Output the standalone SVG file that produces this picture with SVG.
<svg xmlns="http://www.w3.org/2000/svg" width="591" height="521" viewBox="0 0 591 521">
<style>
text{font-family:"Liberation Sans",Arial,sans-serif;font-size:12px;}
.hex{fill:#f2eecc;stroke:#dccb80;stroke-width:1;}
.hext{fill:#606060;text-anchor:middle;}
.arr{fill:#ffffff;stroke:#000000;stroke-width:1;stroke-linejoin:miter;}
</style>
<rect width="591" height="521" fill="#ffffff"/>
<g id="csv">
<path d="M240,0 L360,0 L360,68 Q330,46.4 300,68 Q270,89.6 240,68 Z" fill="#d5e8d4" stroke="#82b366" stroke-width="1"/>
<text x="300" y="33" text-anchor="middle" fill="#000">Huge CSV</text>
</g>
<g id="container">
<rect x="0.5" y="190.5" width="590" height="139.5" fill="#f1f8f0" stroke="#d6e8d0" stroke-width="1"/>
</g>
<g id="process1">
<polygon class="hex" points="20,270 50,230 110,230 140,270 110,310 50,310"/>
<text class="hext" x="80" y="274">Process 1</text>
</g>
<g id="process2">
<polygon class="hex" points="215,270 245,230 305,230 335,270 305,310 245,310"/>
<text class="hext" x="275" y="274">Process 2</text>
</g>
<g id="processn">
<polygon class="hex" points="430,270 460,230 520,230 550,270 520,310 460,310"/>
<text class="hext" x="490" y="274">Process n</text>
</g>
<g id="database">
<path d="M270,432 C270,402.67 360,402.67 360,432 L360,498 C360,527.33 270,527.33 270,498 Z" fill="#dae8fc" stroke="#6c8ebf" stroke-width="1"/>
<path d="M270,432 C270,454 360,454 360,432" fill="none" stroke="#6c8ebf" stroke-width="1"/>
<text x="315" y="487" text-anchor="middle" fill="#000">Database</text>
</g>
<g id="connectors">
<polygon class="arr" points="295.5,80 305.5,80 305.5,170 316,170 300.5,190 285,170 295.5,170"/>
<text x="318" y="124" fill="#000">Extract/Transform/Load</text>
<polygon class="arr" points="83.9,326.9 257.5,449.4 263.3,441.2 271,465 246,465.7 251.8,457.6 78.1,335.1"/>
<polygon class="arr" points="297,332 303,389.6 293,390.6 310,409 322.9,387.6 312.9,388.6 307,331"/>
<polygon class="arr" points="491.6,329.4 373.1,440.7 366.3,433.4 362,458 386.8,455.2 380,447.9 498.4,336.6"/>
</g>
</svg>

--

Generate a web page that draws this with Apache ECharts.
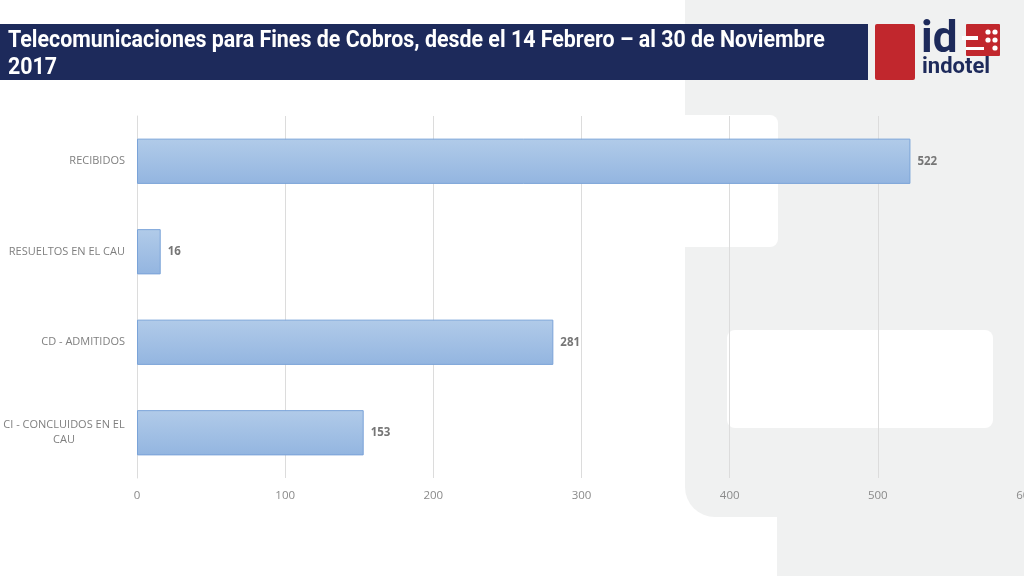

---

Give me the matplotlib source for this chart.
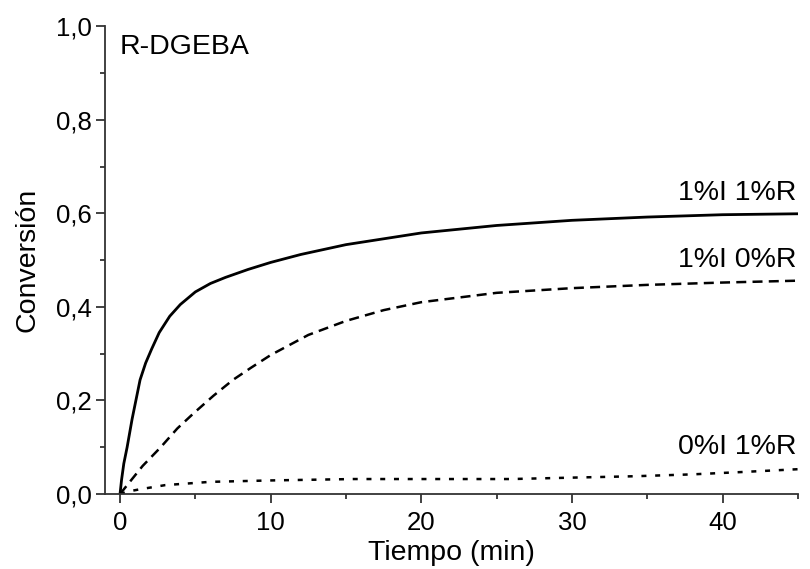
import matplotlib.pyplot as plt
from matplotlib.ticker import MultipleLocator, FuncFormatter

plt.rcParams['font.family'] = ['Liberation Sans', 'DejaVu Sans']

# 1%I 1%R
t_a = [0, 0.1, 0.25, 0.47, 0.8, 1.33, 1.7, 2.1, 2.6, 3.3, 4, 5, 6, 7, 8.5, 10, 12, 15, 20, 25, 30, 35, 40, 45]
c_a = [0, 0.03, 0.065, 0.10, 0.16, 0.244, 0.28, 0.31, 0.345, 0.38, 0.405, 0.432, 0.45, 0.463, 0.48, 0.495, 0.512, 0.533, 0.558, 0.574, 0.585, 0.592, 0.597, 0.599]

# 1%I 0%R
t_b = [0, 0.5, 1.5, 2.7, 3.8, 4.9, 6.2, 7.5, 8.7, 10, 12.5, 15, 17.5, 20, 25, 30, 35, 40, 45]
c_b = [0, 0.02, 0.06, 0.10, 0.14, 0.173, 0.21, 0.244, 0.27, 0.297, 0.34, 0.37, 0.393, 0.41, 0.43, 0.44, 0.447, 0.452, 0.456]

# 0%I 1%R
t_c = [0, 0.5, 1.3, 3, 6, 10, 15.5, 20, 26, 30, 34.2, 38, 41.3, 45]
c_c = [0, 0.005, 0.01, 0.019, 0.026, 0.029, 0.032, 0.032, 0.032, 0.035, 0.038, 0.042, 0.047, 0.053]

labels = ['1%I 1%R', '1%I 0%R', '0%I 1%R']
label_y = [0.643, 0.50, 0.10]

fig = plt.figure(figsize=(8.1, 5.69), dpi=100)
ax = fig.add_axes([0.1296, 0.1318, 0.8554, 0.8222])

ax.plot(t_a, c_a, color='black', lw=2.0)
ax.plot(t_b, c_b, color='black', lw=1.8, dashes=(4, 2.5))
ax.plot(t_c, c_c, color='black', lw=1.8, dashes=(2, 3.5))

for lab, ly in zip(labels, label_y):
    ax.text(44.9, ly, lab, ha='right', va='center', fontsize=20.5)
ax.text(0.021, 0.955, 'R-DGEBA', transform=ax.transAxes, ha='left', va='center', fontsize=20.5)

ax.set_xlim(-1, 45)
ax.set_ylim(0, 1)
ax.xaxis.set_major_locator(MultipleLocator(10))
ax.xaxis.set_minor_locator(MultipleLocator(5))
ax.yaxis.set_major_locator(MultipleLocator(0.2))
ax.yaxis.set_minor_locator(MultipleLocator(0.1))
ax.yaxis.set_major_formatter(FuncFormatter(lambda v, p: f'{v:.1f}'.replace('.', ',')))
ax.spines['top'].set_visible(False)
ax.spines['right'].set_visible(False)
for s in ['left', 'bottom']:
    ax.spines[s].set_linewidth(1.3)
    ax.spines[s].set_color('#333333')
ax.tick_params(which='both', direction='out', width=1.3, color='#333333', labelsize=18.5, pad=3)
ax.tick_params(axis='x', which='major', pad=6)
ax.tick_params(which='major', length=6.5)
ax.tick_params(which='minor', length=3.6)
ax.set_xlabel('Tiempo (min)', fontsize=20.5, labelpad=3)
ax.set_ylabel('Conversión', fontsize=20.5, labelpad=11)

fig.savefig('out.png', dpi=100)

◆ What is required
In the listing above, find the line containing "Give me the matplotlib source for this chart." and the line containing "ha='left', va='center', fontsize=20.5)", then output those two lines and everything between them exactly as written, without the images.

◆ Solution
Give me the matplotlib source for this chart.
import matplotlib.pyplot as plt
from matplotlib.ticker import MultipleLocator, FuncFormatter

plt.rcParams['font.family'] = ['Liberation Sans', 'DejaVu Sans']

# 1%I 1%R
t_a = [0, 0.1, 0.25, 0.47, 0.8, 1.33, 1.7, 2.1, 2.6, 3.3, 4, 5, 6, 7, 8.5, 10, 12, 15, 20, 25, 30, 35, 40, 45]
c_a = [0, 0.03, 0.065, 0.10, 0.16, 0.244, 0.28, 0.31, 0.345, 0.38, 0.405, 0.432, 0.45, 0.463, 0.48, 0.495, 0.512, 0.533, 0.558, 0.574, 0.585, 0.592, 0.597, 0.599]

# 1%I 0%R
t_b = [0, 0.5, 1.5, 2.7, 3.8, 4.9, 6.2, 7.5, 8.7, 10, 12.5, 15, 17.5, 20, 25, 30, 35, 40, 45]
c_b = [0, 0.02, 0.06, 0.10, 0.14, 0.173, 0.21, 0.244, 0.27, 0.297, 0.34, 0.37, 0.393, 0.41, 0.43, 0.44, 0.447, 0.452, 0.456]

# 0%I 1%R
t_c = [0, 0.5, 1.3, 3, 6, 10, 15.5, 20, 26, 30, 34.2, 38, 41.3, 45]
c_c = [0, 0.005, 0.01, 0.019, 0.026, 0.029, 0.032, 0.032, 0.032, 0.035, 0.038, 0.042, 0.047, 0.053]

labels = ['1%I 1%R', '1%I 0%R', '0%I 1%R']
label_y = [0.643, 0.50, 0.10]

fig = plt.figure(figsize=(8.1, 5.69), dpi=100)
ax = fig.add_axes([0.1296, 0.1318, 0.8554, 0.8222])

ax.plot(t_a, c_a, color='black', lw=2.0)
ax.plot(t_b, c_b, color='black', lw=1.8, dashes=(4, 2.5))
ax.plot(t_c, c_c, color='black', lw=1.8, dashes=(2, 3.5))

for lab, ly in zip(labels, label_y):
    ax.text(44.9, ly, lab, ha='right', va='center', fontsize=20.5)
ax.text(0.021, 0.955, 'R-DGEBA', transform=ax.transAxes, ha='left', va='center', fontsize=20.5)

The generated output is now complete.